Holman W. Jenkins, Jr. in his Business World column in the WSJ this week, was on about how Comcast, a big corporation, needs relief from government regulation, and for all I know he's right. But then his rant picks on poor Jimmy Carter, whose presidency unaccountably presided over a wonderful revolution of deregulation of "transportation and energy industries". Oh, that's when we chopped the best telephone company in the world into fifty pieces, and Bell Labs, that invented the transistor, began to disappear. That's probably also when we deregulated airlines, and TWA vanished. Is that when we deregulated electricity, leading to Enron? Maybe that's when we deregulated the Savings & Loans, whereupon many of them were stolen.

We need some deregulation, all right. So that the local authority can't tell me that I need to put railings on my ordinary front porch. So that the barber shop doesn't need a full-time employee just to sweep incessantly so that an inspector doesn't find a hair on the floor. Oh, and so that we don't have federal paramilitaries raiding guitar factories.

In today's paper the director of a company that runs hundreds of fast-food joints tells us why we don't want a higher minimum wage. How many fast-food joints do we have in any American city, and who would care if half of them closed?
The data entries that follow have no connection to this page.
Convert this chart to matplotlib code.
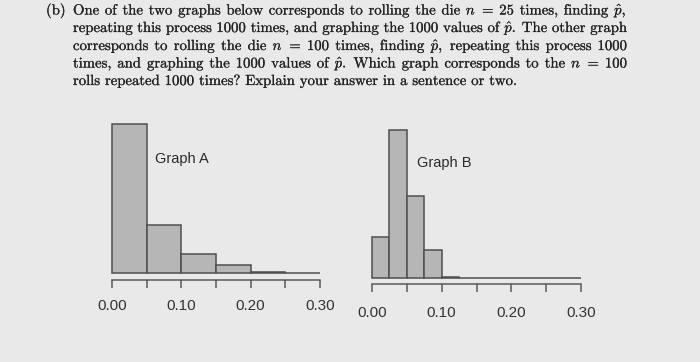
import re
import numpy as np
import matplotlib
matplotlib.use('Agg')
import matplotlib.pyplot as plt
import matplotlib.patheffects as pe

plt.rcParams['mathtext.fontset'] = 'cm'
plt.rcParams['axes.unicode_minus'] = False

# histogram counts (1000 values of p-hat each)
bin_width_a = 0.05
counts_a = [660, 213, 84, 36, 5, 2]

bin_width_b = 0.025
counts_b = [137, 493, 274, 93, 3, 0, 0, 0, 0, 0, 0, 0]

major_ticks = [0.0, 0.10, 0.20, 0.30]
minor_ticks = [0.05, 0.15, 0.25]
tick_labels = ['0.00', '0.10', '0.20', '0.30']

question_label = '(b)'
question_lines = [
    r'One of the two graphs below corresponds to rolling the die $n$ = 25 times, finding $\hat{p}$,',
    r'repeating this process 1000 times, and graphing the 1000 values of $\hat{p}$. The other graph',
    r'corresponds to rolling the die $n$ = 100 times, finding $\hat{p}$, repeating this process 1000',
    r'times, and graphing the 1000 values of $\hat{p}$. Which graph corresponds to the $n$ = 100',
    r'rolls repeated 1000 times? Explain your answer in a sentence or two.',
]

W, H = 700, 362
bg = '#e9e9e9'
bar_fill = '#b6b6b6'
bar_edge = '#4f4f4f'
axis_col = '#5a5a5a'
ink = '#222222'

fig = plt.figure(figsize=(W / 100, H / 100), dpi=100, facecolor=bg)


def px_axes(left, top, right, bottom):
    return fig.add_axes([left / W, 1 - bottom / H, (right - left) / W, (bottom - top) / H])


def draw_hist(ax, counts, width, ymax, title, tx, ty, offset, pad):
    lefts = np.arange(len(counts)) * width
    ax.bar(lefts, counts, width=width, align='edge', color=bar_fill,
           edgecolor=bar_edge, linewidth=1.1, clip_on=False)
    ax.set_xlim(0, 0.30)
    ax.set_ylim(0, ymax)
    ax.set_facecolor('none')
    for s in ['top', 'right', 'left']:
        ax.spines[s].set_visible(False)
    ax.spines['bottom'].set_position(('outward', offset))
    ax.spines['bottom'].set_bounds(0, 0.30)
    ax.spines['bottom'].set_color(axis_col)
    ax.spines['bottom'].set_linewidth(1.1)
    ax.set_yticks([])
    ax.set_xticks(major_ticks)
    ax.set_xticklabels(tick_labels)
    ax.set_xticks(minor_ticks, minor=True)
    ax.tick_params(axis='x', which='both', direction='out', length=5.8,
                   width=1.1, color=axis_col, labelsize=11, labelcolor='#333333', pad=pad)
    for lab in ax.get_xticklabels():
        lab.set_family('Liberation Sans')
    ax.text(tx, ty, title, fontsize=10.5, family='Liberation Sans', color='#2a2a2a', va='baseline')


ax_a = px_axes(112, 115, 320, 273)
draw_hist(ax_a, counts_a, bin_width_a, 700, 'Graph A', 0.062, 487, 5.0, 8)

ax_b = px_axes(372, 122, 581, 277.5)
draw_hist(ax_b, counts_b, bin_width_b, 520, 'Graph B', 0.064, 370, 4.7, 10)

# question text, justified between x0 and x1
x0, x1 = 73, 627
baselines = [14.5, 32, 50, 67.5, 85]
fsize = 10.6
fam = 'cmr10'
bold = [pe.withStroke(linewidth=0.15, foreground=ink)]


def put(x, y, s):
    return fig.text(x, y, s, fontsize=fsize, family=fam, color=ink, va='baseline',
                    path_effects=bold)


put(46 / W, 1 - baselines[0] / H, question_label)

renderer = fig.canvas.get_renderer()
for i, line in enumerate(question_lines):
    y = 1 - baselines[i] / H
    if i == len(question_lines) - 1:
        put(x0 / W, y, line)
        continue
    # words, keeping each $...$ group whole
    words = re.findall(r'(?:[^\s$]|\$[^$]*\$)+', line)
    texts = [put(0, y, w) for w in words]
    widths = [t.get_window_extent(renderer).width for t in texts]
    gap = (x1 - x0 - sum(widths)) / (len(words) - 1)
    x = x0
    for t, w in zip(texts, widths):
        t.set_x(x / W)
        x += w + gap

fig.savefig('out.png', dpi=100, facecolor=bg)
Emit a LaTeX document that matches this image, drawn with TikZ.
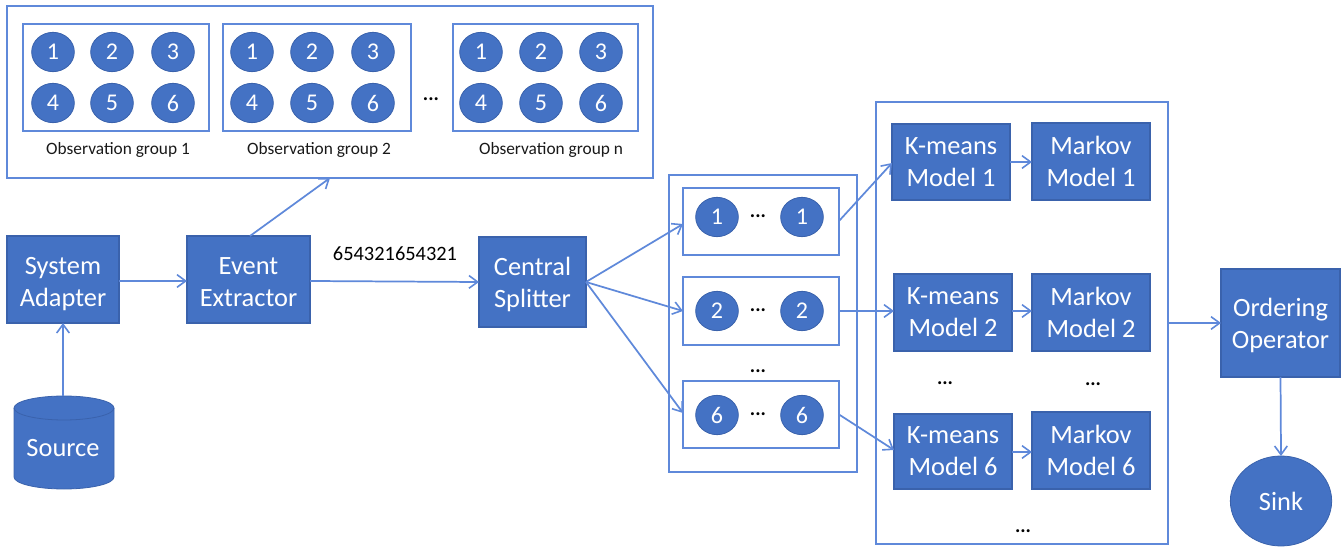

And if the people who work in the half that don't close earned a living wage, they'd go out and spend that money, helping to create jobs that don't involve flipping burgers.

Most people would agree that Germany, Switzerland, and the Scandinavian countries are prosperous, with stable economies, as well as plenty of social welfare. Germany, for instance, has strong unions. But English-speaking countries seem to prefer a laissez faire, dog-eat-dog "I've got mine, screw you" type of economy. And that's what we've got, so what's everybody complaining about?